Job calls on God to appear before him and justify God’s actions. At the end of the book God appears before Job and engages in a long soliloquy. "Who is this who darkens counsel, speaking without knowledge? ... Where were you when I laid the earth's foundations? Speak if you have understanding." (Job 38:2,4) Job listens to God's elaborate words, and in the end says, "Indeed I spoke without understanding, Of things beyond me, which I did not know... Therefore, I recant and relent, being but dust and ashes." (Job 42:3,6) Job finally speaks—and regrets it. In truth, silence would have been the appropriate response.
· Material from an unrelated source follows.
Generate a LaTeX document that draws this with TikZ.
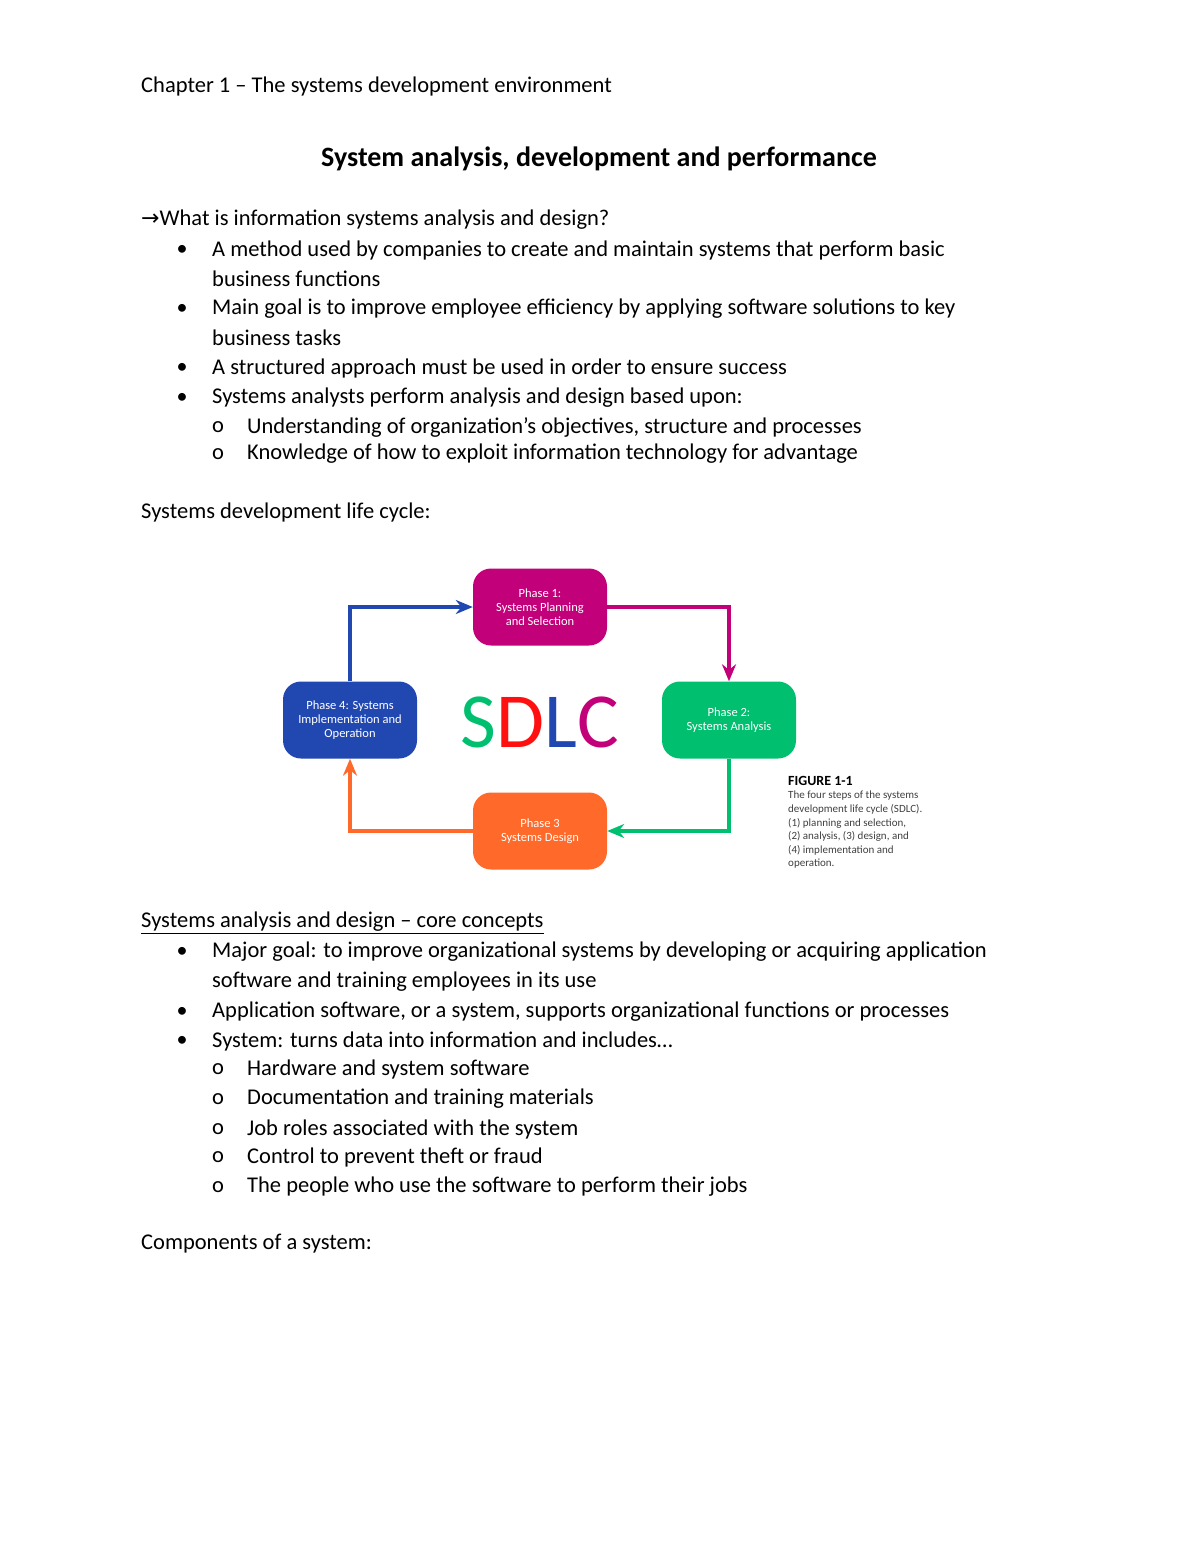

We have seen tragedy in the world many times recently—terrorist killings in Paris, murder in a restaurant in La Encantada here in Tucson, horrifying war in Iraq and Afghanistan and especially Syria. As Jews, we are always looking for words to explain or soften the tragedy. We are, after all, a talkative people, one that seemingly doesn’t know how to be silent. Two Jews, three opinions, and many, many words. Our lives are filled with words—verbal, written, electronic; TV, radio, email, text, Facebook, Twitter. Words everywhere and always. Even sermons.
Nonetheless, I cannot help but believe that sometimes silence is wiser in the face of tragedy. Like Job, we humans cannot truly understand the ways of God.
In our 9th Grade Class we are studying Pirkei Avot, the Ethics of our Ancestors in the Mishnah. Shimon ben Gamliel, the son of another great scholar, says, “All my days I have grown up among the wise. I have found nothing to be of better service than silence… not learning but doing is the central object; and whoever is profuse of words literally causes sin.”
We sure do talk a lot. But when sadness hits, it is not the time to discuss theology. Words about God's justice are scant comfort to the bereaved and the injured. Moses' words brought little solace to his brother Aaron following his tragic loss.
There is a time to speak and a time for silence.
But where words cannot help, sometimes actions can.
When people in our own community are struggling, bereaved, ill, frightened, sad, there is something we can do.
That something is embodied by our Caring Community, the aspect of our synagogue that brings meals of comfort to those who are bereaved, that helps arrange minyan services to provide communal moral support at times of loss, that visits the sick in the hospital, that fulfills the real mitzvot we can do at times of loss.
It’s not the rabbis who make up the Caring Community. It’s the congregants, the fellow human beings, the friends who bring comfort at times of loss, friendship at times of illness, who fulfill the ministry of presence that requires very few words, but brings solace and community when it is most needed.
Perhaps the greatest mitzvah you personal can do is to help our congregation fulfill the mitzvot of bikur cholim, visiting the sick, and nichum aveilim, comforting the mourners. There are simple, practical ways in which you can help when tragedy strikes. And it is these actions that create community and healing when we most need it.
Speak to me tonight, or to Rabbi Appel, and learn how you can help fulfill these great ethical acts. It truly is a mitzvah.
Moses may not have had the right words for his brother’s loss. But he was present, and brought healing in that primary way. We don’t actually need to have the right words either, for silent action can say far more than speeches.
On this Shabbat Shemini may we commit ourselves to this enterprise of helping those most in need. And then our words will truly have meaning.